New research commissioned from YouGov by the Council of Mortgage Lenders reveals that 42% of people would choose a fixed rate mortgage if they were choosing a deal now. Only 13% would choose a variable rate, while the rest did not know.
Among those favouring fixed rates, shorter-term deals of up to five years were the majority choice. But 43% of those attracted to fixes would prefer to choose a medium (5-10 year) or long-term (more than 10 year) fixed rate, suggesting a significant minority appetite for these deals.
Among all respondents a quarter said that nothing would induce them to take a longer term (more than 10 years) fix. But significant factors that would encourage many people to choose a long-term fix were peace of mind in case rates go up (cited by 37%) and helping people to manage their household budgets (35%). Providing certainty also featured prominently (27%). Fewer people cited reassurance about borrowing large amounts of money as a factor (16%) - but when asked whether people borrowing large amounts relative to their income should have to take out fixed rate loans to protect themselves against higher monthly payments, a significant majority of those who expressed a view felt that they should.
Significant factors that would discourage people from choosing a long-term fix were losing out if interest rates went down (46%), being locked in to the same lender for a long time (35%), lack of flexibility (27%) and inability or cost of making early repayments (26%). Reassuringly, given that most long-term fixed rate deals are portable and can be transferred if the borrower wants to move house, the factor causing least concern was a perception of not being able to borrow more and/or move house during the period of the fix (12%).
People might be more willing to take long-term fixed rate deals if they believed they could exit them more easily and at lower cost. But the survey showed a fairly ambivalent picture about how consumers thought lenders should price for this. Many respondents did not express a view. Among those who did, the majority preferred a lower upfront mortgage rate with an early repayment charge, rather than an option to redeem without charge with the cost built into the mortgage rate. 44% of respondents said they would be willing to pay up to a tenth more of their monthly mortgage cost to have the freedom to refinance at any time at no additional cost. But the actual level of extra cost that consumers would accept is highly questionable.

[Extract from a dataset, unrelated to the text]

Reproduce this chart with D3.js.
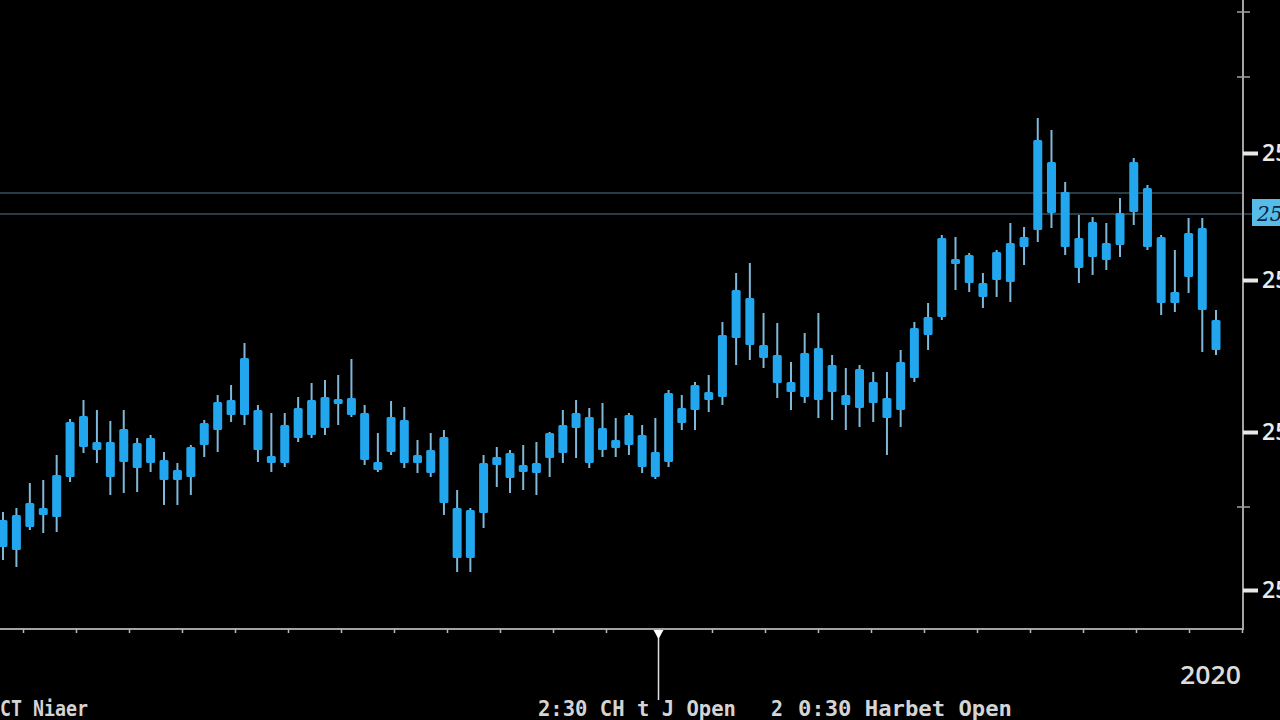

Bob Pannell, CML head of research, commented: "In the absence of a major policy intervention from the government, the take up of long-term fixed rates looks set to remain relatively small for the foreseeable future, and the most we are likely to see is some movement from short-term to medium-term fixed rates."
Rob Thomas, CML senior policy adviser, added: "Measures that would trigger really significant demand for long-term fixed rates are potentially controversial or costly. But mortgage lenders' willingness to innovate in this product area suggests that they will be more than happy to meet such demand if it arrives."